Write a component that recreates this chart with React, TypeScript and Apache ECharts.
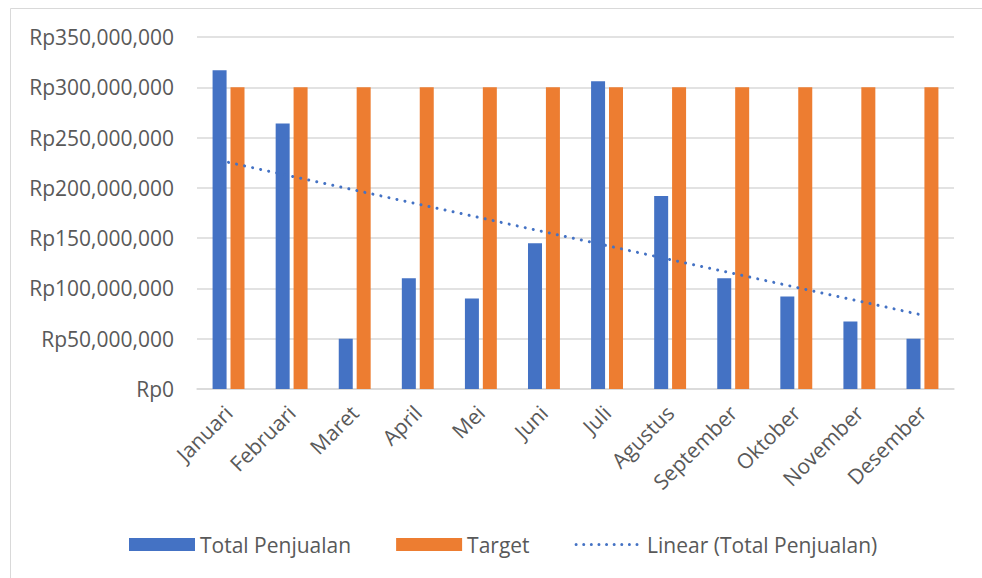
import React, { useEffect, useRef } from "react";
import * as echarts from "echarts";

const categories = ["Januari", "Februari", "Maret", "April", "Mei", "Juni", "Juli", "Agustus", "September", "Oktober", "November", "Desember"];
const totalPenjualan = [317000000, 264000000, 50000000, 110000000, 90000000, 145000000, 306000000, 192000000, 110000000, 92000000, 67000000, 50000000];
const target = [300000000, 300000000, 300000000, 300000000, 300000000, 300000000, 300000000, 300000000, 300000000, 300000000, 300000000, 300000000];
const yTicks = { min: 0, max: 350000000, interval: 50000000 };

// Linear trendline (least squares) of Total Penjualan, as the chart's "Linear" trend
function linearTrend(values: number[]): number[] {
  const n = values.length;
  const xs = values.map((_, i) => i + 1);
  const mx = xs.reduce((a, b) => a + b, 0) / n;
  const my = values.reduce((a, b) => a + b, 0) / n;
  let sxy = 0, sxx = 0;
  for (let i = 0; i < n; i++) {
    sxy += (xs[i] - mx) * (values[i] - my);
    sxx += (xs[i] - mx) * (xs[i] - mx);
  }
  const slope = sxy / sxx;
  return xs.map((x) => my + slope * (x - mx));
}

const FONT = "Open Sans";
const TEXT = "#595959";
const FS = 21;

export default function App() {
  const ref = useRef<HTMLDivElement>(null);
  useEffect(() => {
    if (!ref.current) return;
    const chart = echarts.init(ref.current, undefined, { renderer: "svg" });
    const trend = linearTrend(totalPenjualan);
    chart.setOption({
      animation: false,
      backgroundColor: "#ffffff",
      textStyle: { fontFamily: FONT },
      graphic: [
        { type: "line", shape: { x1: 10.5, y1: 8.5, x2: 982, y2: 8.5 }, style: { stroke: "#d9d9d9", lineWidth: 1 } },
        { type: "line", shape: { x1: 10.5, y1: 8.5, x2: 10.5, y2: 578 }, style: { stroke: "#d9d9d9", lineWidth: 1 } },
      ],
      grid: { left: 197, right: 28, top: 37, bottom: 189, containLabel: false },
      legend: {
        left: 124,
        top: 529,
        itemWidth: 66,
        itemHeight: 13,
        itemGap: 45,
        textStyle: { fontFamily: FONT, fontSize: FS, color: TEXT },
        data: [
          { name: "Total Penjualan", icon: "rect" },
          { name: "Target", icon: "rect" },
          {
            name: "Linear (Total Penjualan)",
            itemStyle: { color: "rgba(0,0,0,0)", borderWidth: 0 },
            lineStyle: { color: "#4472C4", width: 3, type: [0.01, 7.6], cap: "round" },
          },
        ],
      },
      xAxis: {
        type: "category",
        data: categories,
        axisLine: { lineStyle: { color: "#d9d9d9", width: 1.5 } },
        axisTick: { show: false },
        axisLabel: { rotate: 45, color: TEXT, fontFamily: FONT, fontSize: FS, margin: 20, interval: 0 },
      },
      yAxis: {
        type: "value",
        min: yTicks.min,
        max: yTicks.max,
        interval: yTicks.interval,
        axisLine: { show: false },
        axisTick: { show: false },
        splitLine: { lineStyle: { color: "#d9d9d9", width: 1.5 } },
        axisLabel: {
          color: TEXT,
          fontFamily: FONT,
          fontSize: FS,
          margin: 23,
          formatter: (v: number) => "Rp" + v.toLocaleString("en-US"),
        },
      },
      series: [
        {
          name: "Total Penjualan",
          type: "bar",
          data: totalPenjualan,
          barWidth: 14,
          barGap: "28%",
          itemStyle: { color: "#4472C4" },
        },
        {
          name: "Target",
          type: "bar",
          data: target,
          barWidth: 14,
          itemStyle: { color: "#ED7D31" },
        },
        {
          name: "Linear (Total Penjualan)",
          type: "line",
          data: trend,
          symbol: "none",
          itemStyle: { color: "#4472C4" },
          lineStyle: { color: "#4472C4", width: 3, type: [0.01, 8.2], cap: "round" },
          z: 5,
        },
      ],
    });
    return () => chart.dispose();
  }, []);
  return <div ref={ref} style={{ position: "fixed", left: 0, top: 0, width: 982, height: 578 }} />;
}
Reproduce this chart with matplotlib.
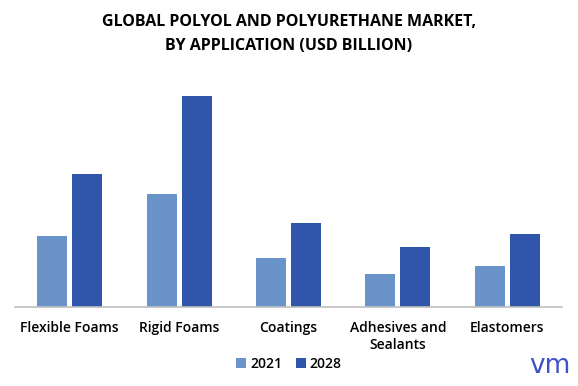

- SHORT PROBLEM: Transcribe, from the records above, the first line and every line after it up to and including the line with "350000000, interval: 50000000"; omit pictures.

- SOLUTION TO THIS PROBLEM:
Write a component that recreates this chart with React, TypeScript and Apache ECharts.
import React, { useEffect, useRef } from "react";
import * as echarts from "echarts";

const categories = ["Januari", "Februari", "Maret", "April", "Mei", "Juni", "Juli", "Agustus", "September", "Oktober", "November", "Desember"];
const totalPenjualan = [317000000, 264000000, 50000000, 110000000, 90000000, 145000000, 306000000, 192000000, 110000000, 92000000, 67000000, 50000000];
const target = [300000000, 300000000, 300000000, 300000000, 300000000, 300000000, 300000000, 300000000, 300000000, 300000000, 300000000, 300000000];
const yTicks = { min: 0, max: 350000000, interval: 50000000 };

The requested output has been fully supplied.